“Não partilhes”: a violência sexual baseada em imagens acaba em ti
Estamos perante um problema não de ausência de legislação, mas sim de aplicação da letra da lei.
Em Portugal, uma em cada dez estudantes do ensino superior já sofreu ameaças de divulgação de imagens íntimas e seis em cada dez mulheres já foi vítima de violência sexual baseada em imagens. Mas a realidade é bem mais grave que estes números estatísticos e para isso basta olhar para o que se passa no Telegram, onde diariamente milhares de crianças, raparigas e mulheres têm a sua intimidade exposta em alta escala e são objetificadas, sexualizadas e humilhadas, sem que haja qualquer consequência para quem expõe.
Grupos privados com mais de 70 mil homens são palco de partilhas diárias sem consentimento onde se expõe conteúdos de pornografia de vingança com ex-parceiras, namoradas de amigos ou desconhecidas, acompanhadas muitas vezes da partilha de dados pessoais da vítima, como endereços das respetivas redes socais, contactos telefónicos, local de trabalho ou área de residência, bem como de informações sobre os horários da sua rotina diária.
Para além da violação grosseira dos direitos destas mulheres, chegam a ser partilhadas fotos com menores ou de mães com filhas e feitos comentários dignos do grau zero da decência.
Grupos como estes demonstram que hoje o fenómeno criminal da violência sexual baseada em imagens extravasa em muito a clássica situação da chamada “revenge porn”, ou seja, nude enviada a um namorado e depois repartilhada em massa. Esta mudança estrutural de figurino foi levada em conta pela Assembleia da República que, ainda no ano passado, aprovou uma lei que reforçou a proteção das vítimas desta forma de violência sexual, com a previsão da punição com pena de prisão que pode ir até aos cinco anos, com a possibilidade de este crime não depender de queixa em situações em que o interesse da vítima o aconselhe e com a consagração de obrigações de denúncia e de bloqueio de conteúdos aplicáveis a prestadores intermediários de serviços em rede como sejam o Telegram ou a Meta.
Contudo, volvido mais de um ano de vigência do diploma, a existência de grupos do Telegram como os anteriormente referidos e o facto de não se ter alterado em um milímetro a forma como a sociedade olha para os homens que partilham e acedem a este tipo conteúdo, levam-nos a crer que estamos perante um problema não de ausência de legislação, mas sim de aplicação da letra da lei.
Esta é uma situação que se estende a outras formas de violência sexual, como é o caso da violação e do abuso sexual, em que, apesar de existir um quadro legal garantístico dos direitos das vítimas, se verifica, por exemplo, que não existem kits de recolha de evidências de abuso sexual ou de violação, em diversos hospitais do SNS, obrigando a que os médicos tenham de improvisar soluções ad hoc ou que as vítimas se tenham de deslocar centenas de quilómetros para realizarem os exames forenses, o que leva muitas vezes à destruição de vestígios.
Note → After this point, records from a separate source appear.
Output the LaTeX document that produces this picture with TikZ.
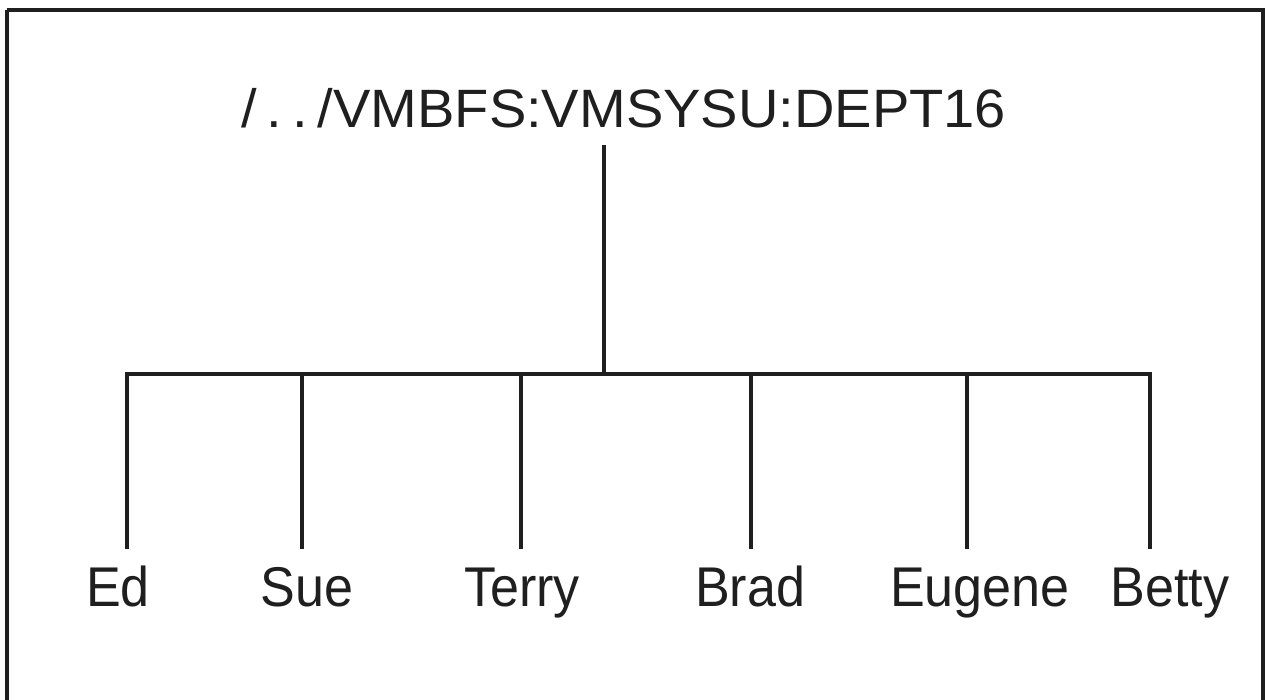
\documentclass[tikz,border=0pt]{standalone}
\usepackage{fontspec}
\setmainfont{Liberation Sans}
\newfontfamily\leaffont[FakeStretch=0.93]{Liberation Sans}
\newfontfamily\rootfont[FakeStretch=1.038]{Liberation Sans}
\tikzset{
  frame/.style={line width=4.5pt, draw=black!88},
  branch/.style={line width=4pt, draw=black!88},
  leaf/.style={anchor=base, inner xsep=0pt, inner ysep=17pt, outer sep=0pt,
    text height=40pt, text depth=12pt, text=black!88,
    font=\leaffont\fontsize{56pt}{60pt}\selectfont},
  rootlbl/.style={anchor=base west, inner sep=0pt, outer sep=0pt, text depth=17pt,
    text=black!88, font=\rootfont\fontsize{54pt}{58pt}\selectfont}
}
\begin{document}
\begin{tikzpicture}[x=1pt,y=-1pt]
\useasboundingbox (0,0) rectangle (1267,700);
\draw[frame] (7,10) -- (7,720) (7,10) -- (1263,10) -- (1263,720);
\node[rootlbl] (root) at (241,128) {/\hspace{10pt}.\hspace{10pt}.\hspace{10pt}/VMBFS:VMSYSU:DEPT16};
\coordinate (j) at (604,374);
\coordinate (b1) at (127,374);
\coordinate (b2) at (302,374);
\coordinate (b3) at (521,374);
\coordinate (b4) at (751,374);
\coordinate (b5) at (967,374);
\coordinate (b6) at (1150,374);
\node[leaf] (ed) at (118,606) {Ed};
\node[leaf] (sue) at (307,606) {Sue};
\node[leaf] (terry) at (522,606) {Terry};
\node[leaf] (brad) at (750,606) {Brad};
\node[leaf] (eugene) at (980,606) {Eugene};
\node[leaf] (betty) at (1170,606) {Betty};
\draw[branch] (root.south -| j) -- (j);
\draw[branch, line cap=rect] (b1) -- (b6);
\draw[branch] (b1) -- (b1 |- ed.north);
\draw[branch] (b2) -- (b2 |- sue.north);
\draw[branch] (b3) -- (b3 |- terry.north);
\draw[branch] (b4) -- (b4 |- brad.north);
\draw[branch] (b5) -- (b5 |- eugene.north);
\draw[branch] (b6) -- (b6 |- betty.north);
\end{tikzpicture}
\end{document}
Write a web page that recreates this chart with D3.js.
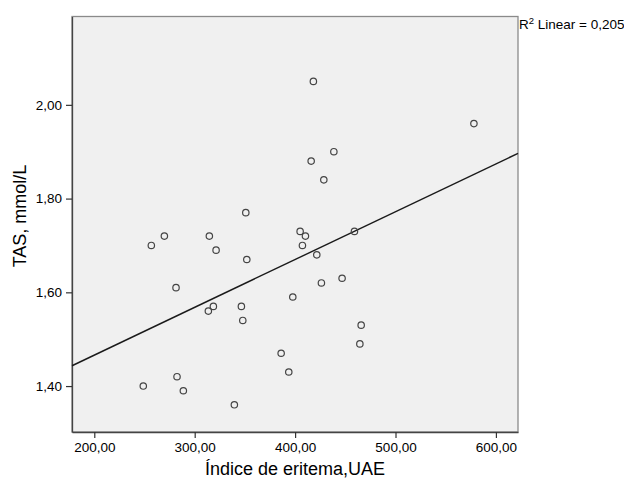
<!DOCTYPE html>
<html>
<head>
<meta charset="utf-8">
<script src="https://cdn.jsdelivr.net/npm/d3@7"></script>
<style>
  body { margin: 0; background: #fff; }
  text { font-family: "Liberation Sans", Arial, sans-serif; fill: #000; }
</style>
</head>
<body>
<svg id="chart" width="624" height="479"></svg>
<script>
// data
var eritema = [418.2, 578.1, 438.6, 416.0, 428.6, 350.9, 269.8, 314.6, 405.0, 410.3, 256.8,
  321.3, 407.3, 459.1, 421.6, 351.9, 281.4, 397.7, 426.2, 446.8, 318.6, 313.6, 346.5,
  347.9, 465.8, 464.5, 386.1, 393.7, 248.8, 282.4, 288.7, 339.5];
var tas = [2.05, 1.96, 1.90, 1.88, 1.84, 1.77, 1.72, 1.72, 1.73, 1.72, 1.70,
  1.69, 1.70, 1.73, 1.68, 1.67, 1.61, 1.59, 1.62, 1.63, 1.57, 1.56, 1.57,
  1.54, 1.53, 1.49, 1.47, 1.43, 1.40, 1.42, 1.39, 1.36];
var xTicks = [200, 300, 400, 500, 600];
var yTicks = [1.40, 1.60, 1.80, 2.00];
var fitIntercept = 1.262, fitSlope = 0.00102;
var r2Label = "0,205";

var svg = d3.select("#chart");
// plot box (don't use "top", it's window.top)
var pL = 72, pR = 518, pT = 16.5, pB = 432;

var x = d3.scaleLinear().domain([177.8, 622]).range([pL, pR]);
var y = d3.scaleLinear().domain([1.302, 2.1885]).range([pB, pT]);

var comma = function(d){ return d3.format(".2f")(d).replace(".", ","); };

// plot background + frame
svg.append("rect")
  .attr("x", pL).attr("y", pT)
  .attr("width", pR - pL).attr("height", pB - pT)
  .attr("fill", "#f0f0f0")
  .attr("stroke", "#8a8a8a")
  .attr("stroke-width", 1.3);

// axes
var gx = svg.append("g")
  .attr("transform", "translate(0," + pB + ")")
  .call(d3.axisBottom(x).tickValues(xTicks).tickSizeInner(6).tickSizeOuter(0).tickPadding(4).tickFormat(comma));
var gy = svg.append("g")
  .attr("transform", "translate(" + pL + ",0)")
  .call(d3.axisLeft(y).tickValues(yTicks).tickSizeInner(6).tickSizeOuter(0).tickPadding(4).tickFormat(comma));

[gx, gy].forEach(function(g){
  g.select(".domain").attr("stroke", "#444").attr("stroke-width", 1.3);
  g.selectAll(".tick line").attr("stroke", "#333").attr("stroke-width", 1.2);
  g.selectAll(".tick text")
    .style("font-family", "'Liberation Sans', Arial, sans-serif")
    .style("font-size", "13.5px")
    .attr("fill", "#111");
});

// fit line
var xd = x.domain();
svg.append("line")
  .attr("x1", x(xd[0])).attr("y1", y(fitIntercept + fitSlope * xd[0]))
  .attr("x2", x(xd[1])).attr("y2", y(fitIntercept + fitSlope * xd[1]))
  .attr("stroke", "#1a1a1a")
  .attr("stroke-width", 1.4);

// points
svg.append("g").selectAll("circle")
  .data(eritema)
  .join("circle")
  .attr("cx", function(d){ return x(d); })
  .attr("cy", function(d, i){ return y(tas[i]); })
  .attr("r", 3.2)
  .attr("fill", "none")
  .attr("stroke", "#444")
  .attr("stroke-width", 1.2);

// titles
svg.append("text")
  .attr("x", (pL + pR) / 2).attr("y", 475)
  .attr("text-anchor", "middle")
  .style("font-size", "18px")
  .text("Índice de eritema,UAE");

svg.append("text")
  .attr("transform", "translate(26,216) rotate(-90)")
  .attr("text-anchor", "middle")
  .style("font-size", "18px")
  .text("TAS, mmol/L");

var r2 = svg.append("text")
  .attr("x", pR + 1).attr("y", 29)
  .style("font-size", "13.5px");
r2.append("tspan").text("R");
r2.append("tspan").attr("dy", -5).style("font-size", "9.5px").text("2");
r2.append("tspan").attr("dy", 5).text(" Linear = " + r2Label);
</script>
</body>
</html>
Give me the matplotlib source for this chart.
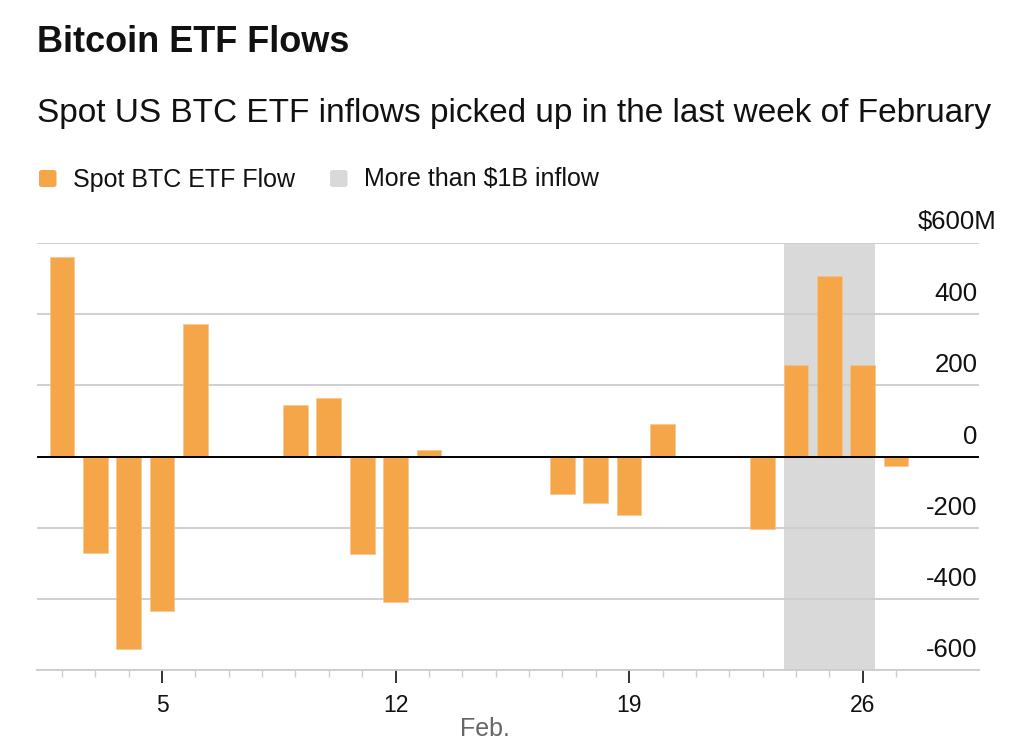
import matplotlib
matplotlib.use("Agg")
import matplotlib.pyplot as plt
from matplotlib.patches import FancyBboxPatch

plt.rcParams['font.family'] = ['Liberation Sans', 'DejaVu Sans']

# daily spot BTC ETF net flows, $M (Feb)
days = [2, 3, 4, 5, 6, 9, 10, 11, 12, 13, 17, 18, 19, 20, 23, 24, 25, 26, 27]
flows = [561, -270, -542, -433, 372, 146, 165, -275, -410, 17,
         -104, -132, -164, 90, -203, 258, 507, 256, -27]
highlight_days = [24, 25, 26]
yticks = [-600, -400, -200, 0, 200, 400, 600]
xticks = [5, 12, 19, 26]
legend_labels = ['Spot BTC ETF Flow', 'More than $1B inflow']

orange = '#F4A649'
shade = '#D9D9D9'
text_c = '#111111'
bar_w = 0.74
W, H = 1024, 751

fig = plt.figure(figsize=(10.24, 7.51), dpi=100)
ax = fig.add_axes([37 / W, 1 - 670 / H, (978.7 - 37) / W, (670 - 243) / H])

ax.axvspan(min(highlight_days) - bar_w / 2, max(highlight_days) + bar_w / 2,
           color=shade, zorder=0, lw=0)
for v in yticks:
    ax.axhline(v, color='#CCCCCC', lw=1.3, zorder=1)
ax.bar(days, flows, width=bar_w, color=orange, zorder=2, edgecolor='#F7C58A', linewidth=0.4)
ax.axhline(0, color='black', lw=1.4, zorder=3)

ax.set_xlim(1.255, 29.475)
ax.set_ylim(-600, 600)
for s in ['top', 'right', 'left']:
    ax.spines[s].set_visible(False)
ax.spines['bottom'].set_color('#CCCCCC')
ax.spines['bottom'].set_linewidth(1.3)
ax.set_yticks([])

ax.set_xticks(xticks)
ax.set_xticklabels([str(t) for t in xticks], fontsize=16.5, color=text_c)
ax.set_xticks(range(2, 28), minor=True)
ax.tick_params(axis='x', which='major', length=9, width=1.3, color='#222222', pad=8)
ax.tick_params(axis='x', which='minor', length=5, width=1, color='#CCCCCC')

# y labels sit above their gridlines at the right edge
for v in yticks:
    if v == yticks[-1]:
        ax.annotate('$' + str(v) + 'M', xy=(1, v), xycoords=('axes fraction', 'data'),
                    xytext=(18, 14), textcoords='offset pixels', ha='right', va='baseline',
                    fontsize=18.5, color=text_c)
    else:
        ax.annotate(str(v), xy=(1, v), xycoords=('axes fraction', 'data'),
                    xytext=(-1, 13), textcoords='offset pixels', ha='right', va='baseline',
                    fontsize=18.5, color=text_c)

fig.text(485 / W, 1 - 736 / H, 'Feb.', fontsize=18, color='#666666', ha='center', va='baseline')

fig.text(37 / W, 1 - 52 / H, 'Bitcoin ETF Flows', fontsize=26, fontweight='bold',
         color=text_c, va='baseline')
fig.text(37 / W, 1 - 122 / H, 'Spot US BTC ETF inflows picked up in the last week of February',
         fontsize=24, color=text_c, va='baseline')

# legend drawn by hand: rounded swatches + labels
for x0, col, lab in zip([39, 330], [orange, shade], legend_labels):
    fig.patches.append(FancyBboxPatch((x0 / W, 1 - 187 / H), 17.5 / W, 17 / H,
                                      boxstyle='round,pad=0,rounding_size=0.003',
                                      transform=fig.transFigure, facecolor=col, lw=0))
    fig.text((x0 + 34) / W, 1 - 186.5 / H, lab, fontsize=18, color=text_c, va='baseline')

fig.savefig('out.png', dpi=100)
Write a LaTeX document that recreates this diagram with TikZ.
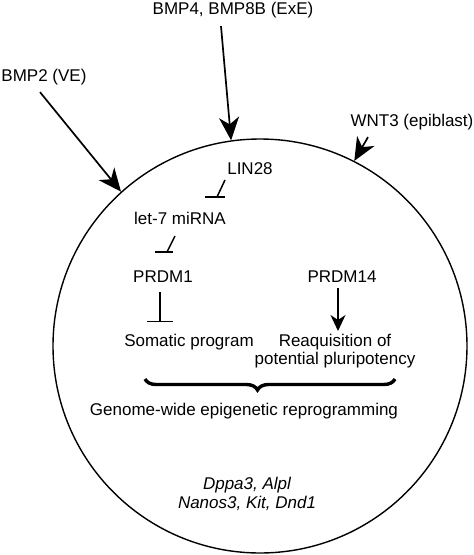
\documentclass[tikz,border=0pt]{standalone}
\usepackage{fontspec}
\setmainfont{Liberation Sans}
\usetikzlibrary{arrows.meta,decorations.pathreplacing}

\tikzset{
    lbl/.style={font=\fontsize{17}{18.5}\selectfont, inner sep=0pt, align=center},
    sig/.style={line width=1.7pt, -{Stealth[length=23pt,width=20pt,inset=7pt]}},
    inh/.style={line width=1.5pt},
}

\begin{document}
\begin{tikzpicture}[x=1pt, y=-1pt]
        \useasboundingbox (0,0) rectangle (474,555);

        % Zelle
        \node[draw, line width=1.4pt, circle, minimum size=414pt, inner sep=0pt] (cell) at (260,346) {};

        % Signale von aussen
        \node[lbl] (bmpfour) at (233,10) {BMP4, BMP8B (ExE)};
        \node[lbl] (bmptwo) at (44,77) {BMP2 (VE)};
        \node[lbl] (wnt) at (412,122) {WNT3 (epiblast)};
        \draw[sig] ([xshift=-12pt,yshift=-8pt]bmpfour.south) -- (cell.98);
        \draw[sig] ([xshift=-4pt,yshift=-7pt]bmptwo.south) -- (cell.132);
        \draw[sig] ([xshift=-44pt,yshift=-7pt]wnt.south) -- (cell.63);

        % Innen
        \node[lbl] (lin) at (250,169) {LIN28};
        \node[lbl] (let) at (180,218) {let-7 miRNA};
        \node[lbl] (prdmone) at (163,277) {PRDM1};
        \node[lbl] (prdmfourteen) at (342,277) {PRDM14};
        \node[lbl] (soma) at (189,342) {Somatic program};
        \node[lbl] (reaq) at (335,351) {Reaquisition of\\potential pluripotency};

        \coordinate (linfrom) at (225,180);
        \coordinate (linto) at (217,197);
        \draw[inh] (linfrom) -- (linto);
        \draw[inh] ([xshift=-12pt]linto) -- ([xshift=8pt]linto);

        \coordinate (letfrom) at (175,236);
        \coordinate (letto) at (167,252);
        \draw[inh] (letfrom) -- (letto);
        \draw[inh] ([xshift=-12pt]letto) -- ([xshift=6pt]letto);

        \coordinate (onefrom) at (160,292);
        \coordinate (oneto) at (160,322);
        \draw[inh, -{Bar[width=26pt]}] (onefrom) -- (oneto);

        \coordinate (fourteenfrom) at (338,288);
        \coordinate (fourteento) at (338,331);
        \draw[line width=1.5pt, -{Stealth[length=16pt,width=15pt,inset=5pt]}] (fourteenfrom) -- (fourteento);

        % Klammer
        \draw[line width=3.4pt, decorate, decoration={brace, mirror, amplitude=11pt, aspect=0.45}] (145,379) -- (395,379);

        \node[lbl] (genome) at (244,411) {Genome-wide epigenetic reprogramming};
        \node[lbl, font=\fontsize{17}{18.5}\selectfont\itshape] (genes) at (247,494) {Dppa3, Alpl\\Nanos3, Kit, Dnd1};

    \end{tikzpicture}
\end{document}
Tendo presente que a violência sexual, em particular contra mulheres, nas suas muitas dimensões, continua a ser um flagelo, o PAN agendou o debate parlamentar para hoje, sobre as melhorias necessárias a tornar mais consequente a legislação de proteção das vítimas de violência sexual baseada em imagens.
Este tema tem de nos convocar a todas e a todos, mulheres e homens, para assegurarmos mais apoio especializado às vítimas, com a criação de gabinetes de apoio e pontos de informação e inclusão desta forma de violência nos instrumentos de políticas públicas nacionais para a juventude, prevenção e combate à violência contra as mulheres e tráfico de seres humano; contribuir para uma maior sensibilização e consciencialização para as diversas dimensões desta forma de violência, com a implementação de ações de formação específicas destinadas a magistrados e outros agentes de justiça.
Para além da responsabilidade individual, as plataformas digitais também têm aqui um importante papel a cumprir e a responsabilidade social de contribuir para a erradicação destes fenómenos.
Por essa razão, o PAN propôs a audição parlamentar de representantes do Telegram e da Meta, com jurisdição sobre Portugal, para tentar compreender em que medida estão a cumprir a legislação aprovada em 2023 e que reportes têm feito ao Ministério Público quanto a situações de grupos como os referidos em que nenhuma menina, rapariga e mulher está a salvo deste tipo de violência e da voracidade do machismo e dos machistas.
Apesar do caminho que temos feito até aqui relativamente à violência sexual, ainda temos um longo caminho a percorrer e esta é uma responsabilidade partilhada. Mas uma coisa é certa, a partilha não consentida de imagens termina desde logo em ti: que optas por não partilhar.